The computed textual and visual embeddings by each type of base models of the input datasets can also be accessed with the following link. Please download and unzip the file embeddings.zip under the ./data/ folder. For each type of base models, the embeddings are therefore stored in ./data/[model]/embeddings.pkl, which contains the visual ('img_emb') and textual embeddings ('txt_emb') of all examples in the dataset, the textual embeddings of the golden examples ('lab_emb'), as well as the visual embeddings computed from a blank white image for empty visuals ('empty_img_emb').

MLP Checkpoints

For each model variant, several 3-layer MLP models are trained on top of the multimodal embeddings computed by CLIP models, as stance classifier and new embedding model.

Under each base model, two sets of checkpoints are saved under .model_storage/[model]/001/ and .model_storage/[model]/002/, storing the model trained with (002, or w enh. in paper) and without (001, or w/o enh. in paper) the golden label enhancing step.

Under each option, five variants of modality fusion strategy are experimented, resulting a MLP checkpoint .model_storage/[model]/[option]/[fusion_type]_MLP_classifier.pth. The fusion types are respectively shown as follows, where d means the original embeddings size.

Fusion Type Name in Paper Name in Repo Embedding Size
Only keeping visual embeddings visual-only image_average d
Only keeping textual embeddings textual-only text_average d
Averaging visual and textual embeddings multimodal average multi_average d
Concatenating visual and textual embeddings multimodal concat multi_concat 2d
Merging visual and textual embeddings with concatenation, addition, subtraction, and element-wise multiplication multimodal complex multi_complex 5d

Additionally, .model_storage/[model]/[option]/hyperdict.p stores the training curves of all five variants of modality fusion with the accuracy changes on validation set along the epochs.

Inference and Evaluation

For each type of base models, evaluation of trained MLP checkpoints is performed in the Jupyter notebook [model]-Evalution.ipynb, generating results of macro-average F1 scores to be saved as .results/[model]/results_F1.pkl.

The overall results with all base models are merged in Results-F1.ipynb, where both accuracy and macro-average F1 scores are calculated and visualized, all accompanied with statistical tests showing the significance levels.

Results

Classifier-based Result

Accuracy: Classification Accuracy

Macro-average F1: Classification F1

Embedding-based Classification Result

By computing cosine similarity of new embeddings of examples with that of the golden labels, an embedding-based classification resembling zero-shot classification can be obtained.

Accuracy: Embedding Accuracy

Macro-average F1 Embedding F1

Acknowledgement and Licence

Pseudo-Labelling

The labelling process of this dataset relies on a previous step of this research.
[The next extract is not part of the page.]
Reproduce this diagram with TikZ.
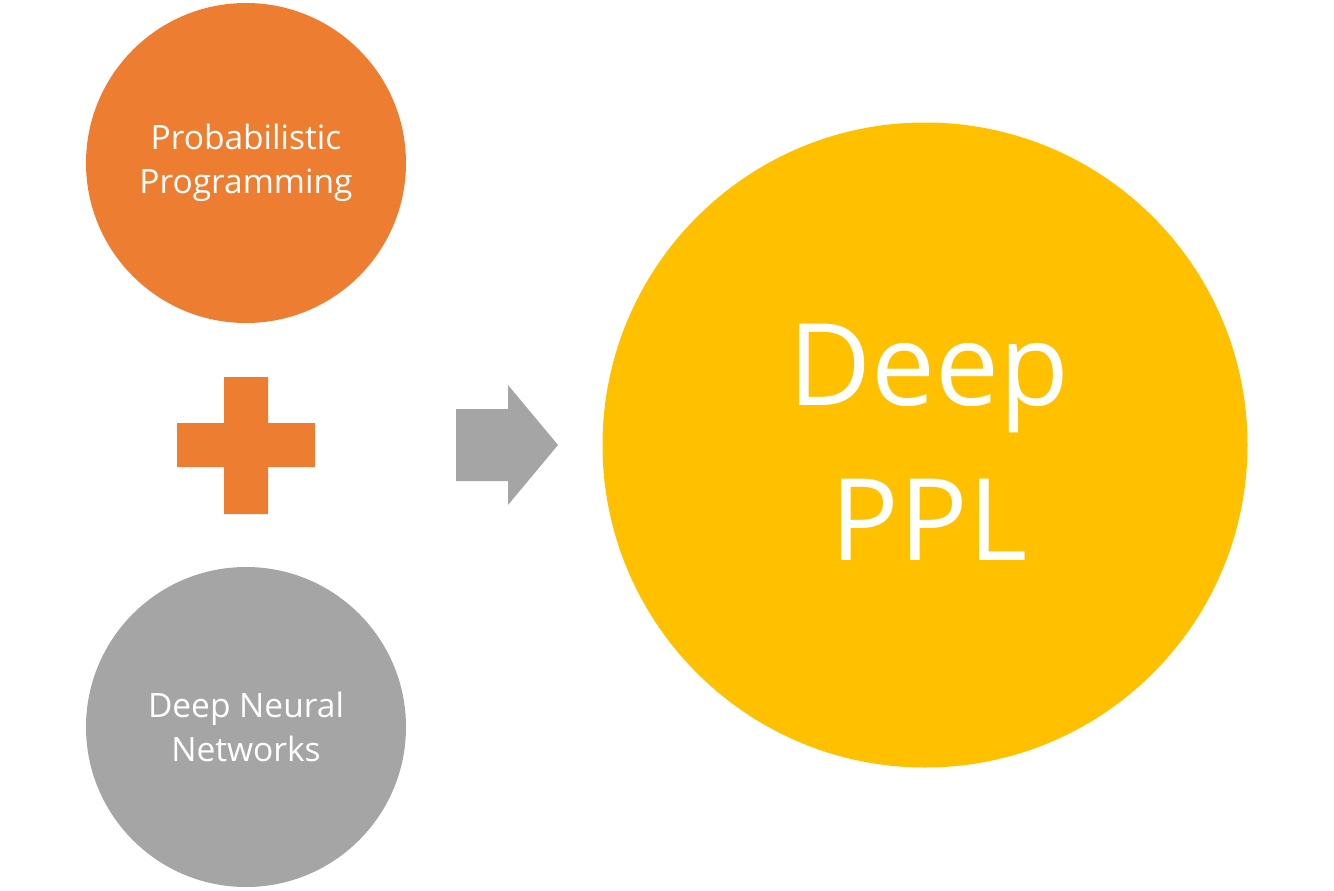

A retweeting sequence within the top-1000 users is formalized as a social network. With a community detection algorithm based on Clauset-Newman-Moore greedy modularity maximization, two prominent communities emerged, representing the user-level skeptical and mainstream stances, as shown below. Both communities are checked and justified by domain experts. Social Network

Full details of this step will be posted on a seperate repository.

Credit

The copyright of all the downloaded and processed images and texts belongs to the original twitter users and content creators. This dataset is for academic use only and follows the Fair-Use guideline. The privacy of the users is fully respected and we will follow an opt-out principle for examples upon request.

Upcoming

  • Similar analysis will be performed on the full Dutch-language dataset that is not easy and unambiguous;
  • Similar analysis will be performed and compared on an English dataset collected;
  • A few other datasets on climate change stances will also be evaluated using the trained models as well as their ensemble.

The updates will be linked in this repository.

Licence

The workflows and datasets of this paper can be used under the Creative Common License (Attribution CC BY 4.0). Please give appropriate credit, such as providing a link to our paper or to this github repository.